LETTRE DE MOSCOU
L’assassinat d’un blogueur ultranationaliste dans un café de Saint-Pétersbourg, le 2 avril, pourrait faire une victime collatérale inattendue : le mouvement féministe russe. Selon la version officielle un rien baroque, la principale suspecte, la jeune femme qui a offert une statuette piégée au blogueur, aurait agi en coordination avec, à la fois les services secrets ukrainiens et des responsables en exil du mouvement d’Alexeï Navalny, l’opposant emprisonné.
Les médias russes, eux, s’intéressaient avec une certaine gourmandise à un autre aspect de la vie de Daria Trepova, auteure présumée de l’attentat : son intérêt pour le féminisme (et le véganisme), visible sur les réseaux sociaux. Il n’en fallait pas plus pour que des dizaines d’anonymes et d’officiels établissent un lien. Ces derniers se sont rapidement trouvé un porte-parole en la personne d’Oleg Matveïtchev, député à la Douma, la Chambre basse du Parlement russe, du parti au pouvoir, Russie Unie. Pendant plusieurs jours, M. Matveïtchev s’est répandu en interviews à la télévision et dans les journaux pour défendre sa proposition : reconnaître au « féminisme radical » le statut « d’idéologie extrémiste », avec comme conséquence évidente, son interdiction.
« Après le 24 février [2022, début de l’invasion de l’Ukraine], toutes ces féministes ont pris position contre “l’opération militaire spéciale”, a-t-il par exemple expliqué à la première chaîne de télévision. Ça pourrait paraître normal, ce sont des femmes, elles sont pour la paix. (…) Mais ce sont toutes des agents de l’Occident. Elles cherchent à détruire nos valeurs traditionnelles, leurs actions vont contre l’orientation donnée par Vladimir Poutine. Elles défendent le divorce, le célibat, l’avortement. Elles nuisent à la politique démographique de la Russie. Et, à l’Ouest aussi, les féministes sont toutes contre Poutine et la Russie. » Ailleurs, le député s’est montré encore plus clair : « C’est un nid pour le recrutement de terroristes. »
Les violences domestiques dépénalisées
La proposition de loi déposée par M. Matveïtchev reste, pour l’heure, à l’étude au sein de la commission de la Douma chargée de la lutte contre les influences étrangères.
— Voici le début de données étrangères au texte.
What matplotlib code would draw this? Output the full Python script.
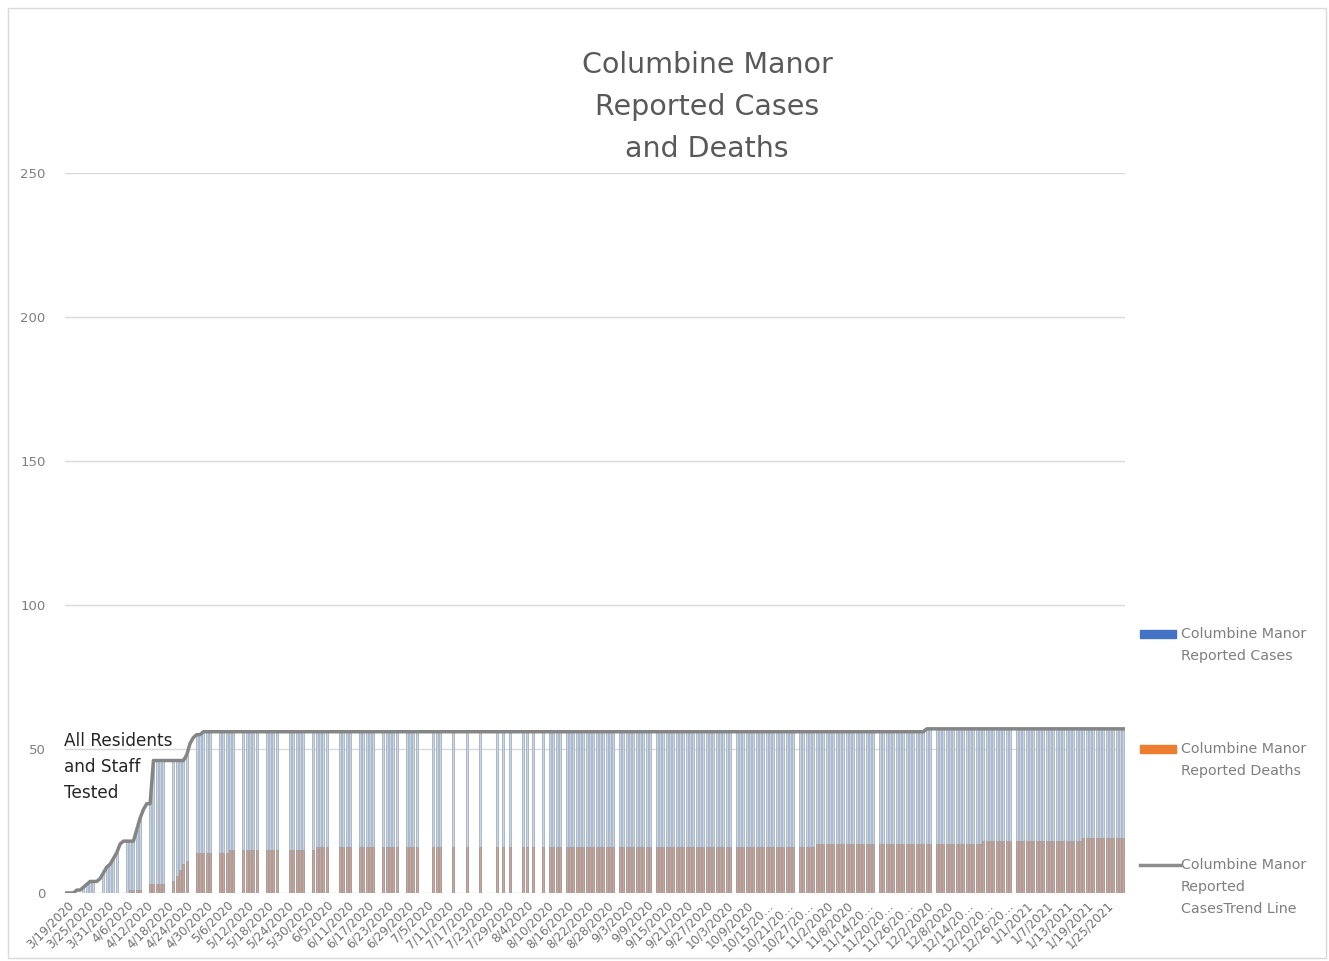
import matplotlib
matplotlib.use("Agg")
from matplotlib import pyplot as plt
from matplotlib.patches import Rectangle
from matplotlib.lines import Line2D
import numpy as np
import pandas as pd

start_date = "2020-03-19"
n_days = 318

# cumulative reported cases: first six weeks day by day, then (value, days) runs
cases_early = [0, 0, 0, 1, 1, 2, 3, 4, 4, 4, 5, 7, 9, 10, 12, 14, 17, 18, 18, 18, 18,
               22, 26, 29, 31, 31, 46, 46, 46, 46, 46, 46, 46, 46, 46, 46,
               48, 52, 54, 55, 55, 56, 56]
cases_vals = [56, 57]
cases_days = [215, 60]

# cumulative reported deaths as (value, days) runs
deaths_vals = [0, 1, 3, 4, 6, 8, 10, 11, 12, 13, 14, 15, 16, 17, 18, 19]
deaths_days = [19, 6, 5, 3, 1, 1, 1, 1, 1, 1, 10, 26, 150, 50, 30, 13]

# days with a report (1) or not (0), week by week from Thu 3/19/2020
report_weeks = [
    "0000011", "1100111", "1100111", "1100111", "1100111", "1100111",
    "1100111", "1100111", "1100111", "1000111", "1100111", "1100011",
    "1100111", "1100111", "1100111", "1000011", "1000100", "0100010",
    "0001010", "1000110", "1001011", "1101111", "1111111", "1111011",
    "1111111", "1011111", "1111111", "1111111", "1111011", "1111111",
    "1111111", "1101111", "1111111", "1111111", "1111101", "1111111",
    "1111111", "1011111", "1111111", "1111111", "1111011", "1111111",
    "1111111", "1111111", "1111111", "111",
]

cases = np.concatenate([cases_early, np.repeat(cases_vals, cases_days)])
deaths = np.repeat(deaths_vals, deaths_days)
reported = np.array([c == "1" for c in "".join(report_weeks)])

dates = pd.date_range(start_date, periods=n_days, freq="D")
labels = [f"{d.month}/{d.day}/{d.year}" for d in dates]
labels = [l if len(l) < 10 else l[:8] + "\u2026" for l in labels]

fig = plt.figure(figsize=(13.29, 9.61), dpi=100)
fig.patches.append(Rectangle((0.006, 0.003), 0.992, 0.989, transform=fig.transFigure,
                             fill=False, edgecolor="#d9d9d9", linewidth=1))
ax = fig.add_axes([0.049, 0.0708, 0.7975, 0.749])

x = np.arange(n_days)
ax.bar(x[reported], cases[reported], width=0.6, color="#c6d6e8",
       edgecolor="#9aa6b8", linewidth=0.5, zorder=2)
ax.bar(x[reported], deaths[reported], width=0.6, color="#caa598",
       edgecolor="#a5958f", linewidth=0.5, zorder=3)
ax.plot(x, cases, color="#858585", linewidth=2.5, zorder=4)

ax.set_xlim(-0.5, n_days - 0.5)
ax.set_ylim(0, 250)
ax.set_yticks([0, 50, 100, 150, 200, 250])
ax.yaxis.grid(True, color="#d9d9d9", linewidth=1, zorder=0)
ax.set_axisbelow(True)
for s in ax.spines.values():
    s.set_visible(False)
ax.tick_params(axis="y", length=0, pad=14, labelsize=9.5, labelcolor="#7f7f7f")
ax.set_xticks(x[::6])
ax.set_xticklabels(labels[::6], rotation=45, ha="right", rotation_mode="anchor",
                   fontsize=8.6, color="#6f6f6f")
ax.tick_params(axis="x", length=0, pad=4)

for i, line in enumerate(["Columbine Manor", "Reported Cases", "and Deaths"]):
    fig.text(0.532, 1 - (65 + 42 * i) / 961, line, ha="center", va="center",
             fontsize=20.5, color="#595959")

for i, line in enumerate(["All Residents", "and Staff", "Tested"]):
    fig.text(64 / 1329, 1 - (741 + 26 * i) / 961, line, ha="left", va="center",
             fontsize=12.2, color="#262626")

# legend drawn by hand to keep Excel's wide spacing
legend = [("patch", "#4472c4", ["Columbine Manor", "Reported Cases"], 634),
          ("patch", "#ed7d31", ["Columbine Manor", "Reported Deaths"], 749),
          ("line", "#8c8c8c", ["Columbine Manor", "Reported", "CasesTrend Line"], 865)]
for kind, col, lines, ypx in legend:
    yf = 1 - ypx / 961
    if kind == "patch":
        fig.patches.append(Rectangle((1140 / 1329, yf - 4 / 961), 36 / 1329, 8 / 961,
                                     transform=fig.transFigure, color=col))
    else:
        fig.add_artist(Line2D([1140 / 1329, 1180 / 1329], [yf, yf], color=col,
                              linewidth=2.5, transform=fig.transFigure))
    for j, t in enumerate(lines):
        fig.text(1181 / 1329, 1 - (ypx + 22 * j) / 961, t, ha="left", va="center",
                 fontsize=10.3, color="#7f7f7f")

fig.savefig("out.png", dpi=100)
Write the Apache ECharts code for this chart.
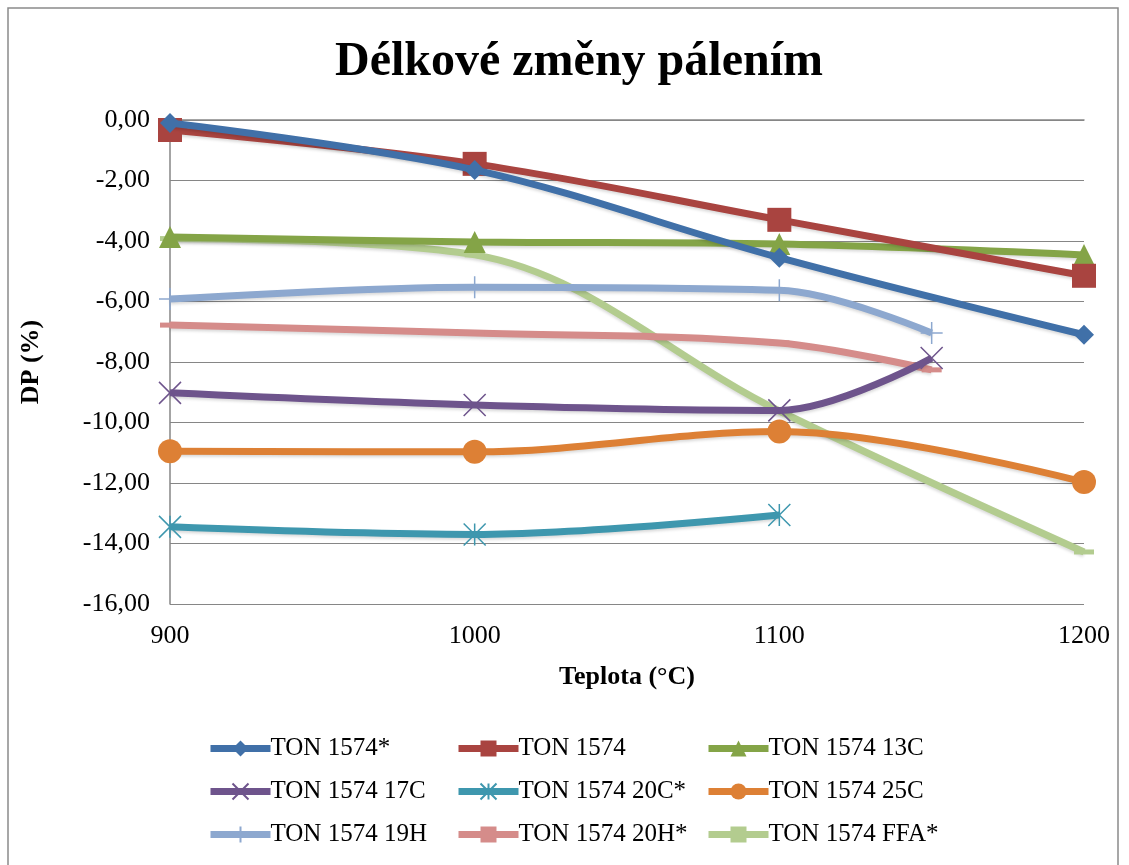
<!DOCTYPE html>
<html><head><meta charset="utf-8">
<script src="https://cdn.jsdelivr.net/npm/echarts@6/dist/echarts.min.js"></script>
<style>html,body{margin:0;padding:0;background:#fff}#c{width:1129px;height:865px}</style>
</head><body><div id="c"></div>
<script>
const seriesNames = ['TON 1574*','TON 1574','TON 1574 13C','TON 1574 17C','TON 1574 20C*','TON 1574 25C','TON 1574 19H','TON 1574 20H*','TON 1574 FFA*'];
const xTon1574s   = [900,1000,1100,1200];
const yTon1574s   = [-0.10,-1.65,-4.55,-7.10];
const xTon1574    = [900,1000,1100,1200];
const yTon1574    = [-0.33,-1.45,-3.30,-5.15];
const x13C        = [900,1000,1100,1200];
const y13C        = [-3.87,-4.03,-4.10,-4.46];
const x17C        = [900,1000,1100,1150];
const y17C        = [-9.02,-9.42,-9.60,-7.87];
const x20Cs       = [900,1000,1100];
const y20Cs       = [-13.45,-13.70,-13.06];
const x25C        = [900,1000,1100,1200];
const y25C        = [-10.95,-10.97,-10.30,-11.97];
const x19H        = [900,1000,1100,1150];
const y19H        = [-5.92,-5.53,-5.63,-7.04];
const x20Hs       = [900,1000,1100,1150];
const y20Hs       = [-6.78,-7.04,-7.37,-8.26];
const xFFA        = [900,1000,1100,1200];
const yFFA        = [-3.92,-4.46,-9.62,-14.28];
const yTicks      = [0,-2,-4,-6,-8,-10,-12,-14,-16];

const xs = [xTon1574s,xTon1574,x13C,x17C,x20Cs,x25C,x19H,x20Hs,xFFA];
const ys = [yTon1574s,yTon1574,y13C,y17C,y20Cs,y25C,y19H,y20Hs,yFFA];
const colors = ['#4070A8','#A94440','#84A447','#6E548C','#3E97AE','#DD8035','#8DA8CF','#D58C8A','#B3CC8F'];
const X = 'path://M0,0 L10,10 M10,0 L0,10';
const STAR = 'path://M0,0 L10,10 M10,0 L0,10 M5,0 L5,10';
const PLUS = 'path://M5,0 L5,10 M0,5 L10,5';
const symbols = ['diamond','rect','triangle',X,STAR,'circle',PLUS,'rect','rect'];
const sizes = [20,24,22,22,22,24,22,[20,5],[20,5]];
const stroked = [false,false,false,true,true,false,true,false,false];
const font = '"Liberation Serif", "Times New Roman", serif';

const series = seriesNames.map((n,i)=>({
  name:n, type:'line', smooth:0.35,
  data: xs[i].map((x,j)=>[x, ys[i][j]]),
  symbol: symbols[i], symbolSize: sizes[i], showSymbol:true,
  lineStyle:{color:colors[i], width:7, shadowColor:'rgba(0,0,0,0.15)', shadowBlur:3, shadowOffsetY:2},
  itemStyle:{color:colors[i], borderColor:colors[i], borderWidth: stroked[i]?1.5:0},
  z: 10-i
}));

const legendCols = [[0,3,6],[1,4,7],[2,5,8]];
const legendLeft = [207,455,705];
const legends = legendCols.map((col,k)=>({
  orient:'vertical', left:legendLeft[k], top:736, padding:0, itemGap:18, itemWidth:60, itemHeight:20,
  data: col.map(i=>seriesNames[i]),
  lineStyle:{width:7},
  textStyle:{fontFamily:font, fontSize:25, color:'#000', padding:[0,0,0,-5]},
  selectedMode:false
}));

const chart = echarts.init(document.getElementById('c'));
chart.setOption({
  animation:false,
  color: colors,
  title:{text:'Délkové změny pálením', left:330, top:34,
    textStyle:{fontFamily:font, fontSize:48, fontWeight:'bold', color:'#000'}},
  grid:{left:170, right:45, top:120, bottom:261, containLabel:false},
  xAxis:{type:'value', min:900, max:1200, interval:100,
    name:'Teplota (°C)', nameLocation:'middle', nameGap:60,
    nameTextStyle:{fontFamily:font, fontSize:26, fontWeight:'bold', color:'#000'},
    axisLine:{show:true, lineStyle:{color:'#868686', width:1.5}},
    axisTick:{show:false}, splitLine:{show:false},
    axisLabel:{fontFamily:font, fontSize:26, color:'#000', margin:19, formatter:v=>String(v)}},
  yAxis:{type:'value', min:-16, max:0, interval:2,
    name:'DP (%)', nameLocation:'middle', nameGap:126, nameRotate:90,
    nameTextStyle:{fontFamily:font, fontSize:26, fontWeight:'bold', color:'#000'},
    axisLine:{show:true, lineStyle:{color:'#868686', width:1.5}},
    axisTick:{show:false},
    splitLine:{show:true, lineStyle:{color:'#868686', width:1.2}},
    axisLabel:{fontFamily:font, fontSize:26, color:'#000', margin:20,
      formatter:v=>(v===0?0:v).toFixed(2).replace('.',',')}},
  legend: legends,
  graphic:[{type:'rect', shape:{x:8, y:8, width:1110, height:880},
    style:{fill:'none', stroke:'#8a8a8a', lineWidth:1.5}, silent:true}],
  series: series
});
</script></body></html>
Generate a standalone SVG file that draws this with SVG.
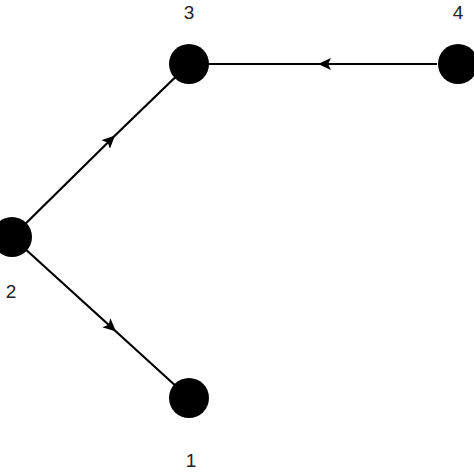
<svg xmlns="http://www.w3.org/2000/svg" width="474" height="474" viewBox="0 0 474 474">
<style>
.node{fill:#000}
.edge{fill:none;stroke:#000;stroke-width:2.2;marker-mid:url(#arr)}
.lbl{font-family:"Liberation Sans",Arial,sans-serif;font-size:19px;fill:#222;text-anchor:middle}
</style>
<defs>
<marker id="arr" viewBox="0 0 13 12" refX="13" refY="6" markerWidth="13" markerHeight="12" markerUnits="userSpaceOnUse" orient="auto">
<path d="M0,0 L13,6 L0,12 L3,6 Z" fill="#000"/>
</marker>
</defs>
<rect width="474" height="474" fill="#fff"/>
<g id="connectors">
<path class="edge" d="M437,64 L318,64 L209,64"/>
<path class="edge" d="M12,237 L115,135.5 L189,64"/>
<path class="edge" d="M12,237 L116,331.5 L189,398"/>
</g>
<g id="node1"><circle class="node" cx="189" cy="398" r="20"/><text class="lbl" x="191" y="467">1</text></g>
<g id="node2"><circle class="node" cx="12" cy="237" r="20"/><text class="lbl" x="11" y="298">2</text></g>
<g id="node3"><circle class="node" cx="189" cy="64" r="20"/><text class="lbl" x="189" y="19">3</text></g>
<g id="node4"><circle class="node" cx="458" cy="64" r="20"/><text class="lbl" x="458" y="19">4</text></g>
</svg>
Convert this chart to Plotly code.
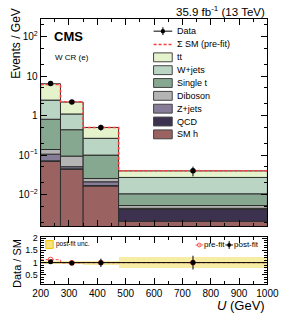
import plotly.graph_objects as go
import numpy as np

# ---------------- data ----------------
edges = [200, 270, 350, 475, 1000]
smh = [0.0696, 0.0439, 0.0165, 0.00211]
qcd = [0.002, 0.001, 0.0005, 0.00218]
zjets = [0.034, 0.006, 0.0041, 0.0002]
diboson = [0.033, 0.0434, 0.0045, 0.0008]
singlet = [0.669, 0.345, 0.0744, 0.0052]
wjets = [1.66, 0.66, 0.166, 0.0167]
ttbar = [3.95, 1.10, 0.234, 0.0127]
prefit_total = [6.1, 2.25, 0.50, 0.040]
data = [6.5, 2.2, 0.50, 0.040]
data_err = [0.3, 0.17, 0.08, 0.011]
ratio_post = [1.04, 0.98, 0.99, 1.00]
ratio_post_err = [0.04, 0.05, 0.17, 0.28]
ratio_pre = [1.12, 0.99, 1.00, 1.00]
postfit_unc = [0.07, 0.07, 0.08, 0.23]

legend_labels = ["Data", "\u03a3 SM (pre-fit)", "tt", "W+jets", "Single t",
                 "Diboson", "Z+jets", "QCD", "SM h"]

W, H = 299, 322
def px(x): return x / W
def py(y): return 1 - y / H

e = np.array(edges, dtype=float)
centers = (e[:-1] + e[1:]) / 2
widths = np.diff(e)

stack = [("SM h", smh, "#9b6262"), ("QCD", qcd, "#3d3150"),
         ("Z+jets", zjets, "#877d99"), ("Diboson", diboson, "#b4b4b4"),
         ("Single t", singlet, "#87a890"), ("W+jets", wjets, "#bad5c3"),
         ("tt", ttbar, "#e5f3cd")]
colors = {n: c for n, _, c in stack}

fig = go.Figure()
cum = np.zeros(len(centers))
for i, (name, vals, col) in enumerate(stack):
    v = np.array(vals)
    fig.add_trace(go.Bar(x=centers, y=v, width=widths,
                         base=None if i == 0 else cum.copy(),
                         marker=dict(color=col, line=dict(color="#2e2e2e", width=1)),
                         name=name, showlegend=False, xaxis="x", yaxis="y"))
    cum = cum + v

fig.add_trace(go.Scatter(x=e, y=list(prefit_total) + [prefit_total[-1]],
                         mode="lines", line=dict(shape="hv", color="#ff3b3b", dash="3px,2px", width=1.5),
                         showlegend=False, xaxis="x", yaxis="y"))
fig.add_trace(go.Scatter(x=centers, y=data, mode="markers",
                         marker=dict(color="black", size=5.5),
                         error_y=dict(type="data", array=data_err, color="black", thickness=1, width=0),
                         showlegend=False, xaxis="x", yaxis="y"))

# ratio panel
u = np.array(postfit_unc)
fig.add_trace(go.Bar(x=centers, y=2 * u, base=1 - u, width=widths,
                     marker=dict(color="#f6eca4", line=dict(width=0)),
                     showlegend=False, xaxis="x2", yaxis="y2"))
fig.add_trace(go.Scatter(x=e, y=list(ratio_pre) + [ratio_pre[-1]], mode="lines",
                         line=dict(shape="hv", color="#ff6a6a", dash="3px,2px", width=1.3),
                         showlegend=False, xaxis="x2", yaxis="y2"))
fig.add_trace(go.Scatter(x=centers, y=ratio_pre, mode="markers",
                         marker=dict(symbol="circle-open", color="#ff5050", size=5, line=dict(width=1)),
                         showlegend=False, xaxis="x2", yaxis="y2"))
fig.add_trace(go.Scatter(x=centers, y=ratio_post, mode="markers",
                         marker=dict(color="black", size=5),
                         error_y=dict(type="data", array=ratio_post_err, color="black", thickness=1, width=0),
                         showlegend=False, xaxis="x2", yaxis="y2"))

shapes = [dict(type="line", xref="x2", yref="y2", x0=edges[0], x1=edges[-1], y0=1, y1=1,
               line=dict(color="black", width=1), layer="above")]

# manual legend (main)
row_y = [27.5, 41, 54, 67, 80, 93, 106, 119, 132]
lx0, lx1, tx = 156, 176, 179
for lab, yy in zip(legend_labels, row_y):
    if lab == "Data":
        shapes.append(dict(type="line", xref="paper", yref="paper", x0=px(lx0), x1=px(lx1),
                           y0=py(yy), y1=py(yy), line=dict(color="black", width=1)))
        shapes.append(dict(type="line", xref="paper", yref="paper", x0=px(166), x1=px(166),
                           y0=py(yy - 4), y1=py(yy + 4), line=dict(color="black", width=1)))
        shapes.append(dict(type="circle", xref="paper", yref="paper", x0=px(163.7), x1=px(168.3),
                           y0=py(yy - 2.3), y1=py(yy + 2.3), fillcolor="black", line=dict(color="black", width=0)))
    elif lab.startswith("\u03a3"):
        shapes.append(dict(type="line", xref="paper", yref="paper", x0=px(lx0), x1=px(lx1),
                           y0=py(yy), y1=py(yy), line=dict(color="#ff3b3b", width=1.3, dash="3px,2px")))
    else:
        shapes.append(dict(type="rect", xref="paper", yref="paper", x0=px(lx0), x1=px(lx1),
                           y0=py(yy - 4.5), y1=py(yy + 4.5), fillcolor=colors[lab],
                           line=dict(color="#444", width=1)))

# ratio legend
shapes.append(dict(type="rect", xref="paper", yref="paper", x0=px(40.5), x1=px(48.5),
                   y0=py(247.5), y1=py(239.5), fillcolor="#f8e27a", line=dict(color="#f5c400", width=1)))
shapes.append(dict(type="line", xref="paper", yref="paper", x0=px(201), x1=px(209),
                   y0=py(244), y1=py(244), line=dict(color="#ff5050", width=1, dash="2px,1px")))
shapes.append(dict(type="circle", xref="paper", yref="paper", x0=px(203), x1=px(207),
                   y0=py(246), y1=py(242), line=dict(color="#ff5050", width=1)))
shapes.append(dict(type="line", xref="paper", yref="paper", x0=px(233), x1=px(241),
                   y0=py(244), y1=py(244), line=dict(color="black", width=1)))
shapes.append(dict(type="line", xref="paper", yref="paper", x0=px(237), x1=px(237),
                   y0=py(240), y1=py(248), line=dict(color="black", width=1)))
shapes.append(dict(type="circle", xref="paper", yref="paper", x0=px(235), x1=px(239),
                   y0=py(246), y1=py(242), fillcolor="black", line=dict(color="black", width=0)))

FONT = "Liberation Sans, Arial, sans-serif"
ann = []
for lab, yy in zip(legend_labels, row_y):
    ann.append(dict(text=lab, x=px(tx), y=py(yy), xref="paper", yref="paper",
                    xanchor="left", yanchor="middle", showarrow=False,
                    font=dict(size=9, color="black", family=FONT)))
ann += [
    dict(text="<b>CMS</b>", x=px(47), y=py(33), xref="paper", yref="paper", xanchor="left",
         yanchor="middle", showarrow=False, font=dict(size=13, color="black", family=FONT)),
    dict(text="W CR (e)", x=px(48), y=py(54), xref="paper", yref="paper", xanchor="left",
         yanchor="middle", showarrow=False, font=dict(size=8, color="black", family=FONT)),
    dict(text="35.9 fb<sup>-1</sup> (13 TeV)", x=px(278), y=py(7), xref="paper", yref="paper",
         xanchor="right", yanchor="middle", showarrow=False, font=dict(size=11.5, color="black", family=FONT)),
    dict(text="Events / GeV", x=px(9), y=py(2), xref="paper", yref="paper", xanchor="center",
         yanchor="top", textangle=-90, showarrow=False, font=dict(size=12, color="black", family=FONT)),
    dict(text="Data / SM", x=px(9), y=py(236), xref="paper", yref="paper", xanchor="center",
         yanchor="top", textangle=-90, showarrow=False, font=dict(size=11, color="black", family=FONT)),
    dict(text="<i>U</i> (GeV)", x=px(278), y=py(305), xref="paper", yref="paper", xanchor="right",
         yanchor="middle", showarrow=False, font=dict(size=13, color="black", family=FONT)),
    dict(text="post-fit unc.", x=px(49.5), y=py(243.5), xref="paper", yref="paper", xanchor="left",
         yanchor="middle", showarrow=False, font=dict(size=6.5, color="black", family=FONT)),
    dict(text="pre-fit", x=px(207.5), y=py(244), xref="paper", yref="paper", xanchor="left",
         yanchor="middle", showarrow=False, font=dict(size=8, color="black", family=FONT)),
    dict(text="post-fit", x=px(240.5), y=py(244), xref="paper", yref="paper", xanchor="left",
         yanchor="middle", showarrow=False, font=dict(size=8, color="black", family=FONT)),
]

xcommon = dict(range=[edges[0], edges[-1]], domain=[px(35), px(278)], showline=True,
               linecolor="black", linewidth=1, mirror="allticks", ticks="inside", ticklen=6,
               tickcolor="black", tick0=200, dtick=100, showgrid=False, zeroline=False,
               minor=dict(ticks="inside", ticklen=3, dtick=50, tickcolor="black", showgrid=False))

fig.update_layout(
    width=W, height=H, margin=dict(l=0, r=0, t=0, b=0),
    paper_bgcolor="white", plot_bgcolor="white", barmode="overlay", bargap=0,
    hovermode=False,
    font=dict(family=FONT, size=10, color="black"),
    xaxis=dict(**xcommon, anchor="y", showticklabels=False),
    yaxis=dict(type="log", range=[-2.8, 2.45], domain=[py(225), py(15)], anchor="x",
               showline=True, linecolor="black", linewidth=1, mirror="allticks",
               ticks="inside", ticklen=6, tickcolor="black", showgrid=False, zeroline=False,
               tickvals=[0.01, 0.1, 1, 10, 100],
               ticktext=["10<sup>\u22122</sup>", "10<sup>\u22121</sup>", "1", "10", "10<sup>2</sup>"],
               tickfont=dict(size=10),
               minor=dict(ticks="inside", ticklen=3, tickcolor="black", showgrid=False)),
    xaxis2=dict(**xcommon, anchor="y2", matches="x", showticklabels=True, tickfont=dict(size=10)),
    yaxis2=dict(range=[0.14, 2.05], domain=[py(283.3), py(235.7)], anchor="x2",
                showline=True, linecolor="black", linewidth=1, mirror="allticks",
                ticks="inside", ticklen=5, tickcolor="black", showgrid=False, zeroline=False,
                tickvals=[0.5, 1, 1.5, 2], tickfont=dict(size=9),
                minor=dict(ticks="inside", ticklen=3, dtick=0.1, tickcolor="black", showgrid=False)),
    shapes=shapes, annotations=ann,
)

# the page's default 8px body margin would push the figure off the window edges
fig.write_html("out.html", config={"displayModeBar": False, "staticPlot": True},
               post_script="document.body.style.margin='0px';")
De l’avis général, les chances qu’elle soit mise au vote sont faibles : non seulement le texte ne définit pas clairement les organisations qui seraient concernées mais, surtout, il manque un signal clair de Vladimir Poutine pour que les députés osent franchir un tel pas.
Or, si le président russe accuse régulièrement l’Occident de promouvoir l’homosexualité, la pédophilie ou le changement de genre et défend une vision très patriarcale de la famille, il n’a jamais critiqué ouvertement le féminisme – considérant apparemment que le thème est trop sensible ou pas assez porteur pour son audience tant intérieure qu’extérieure.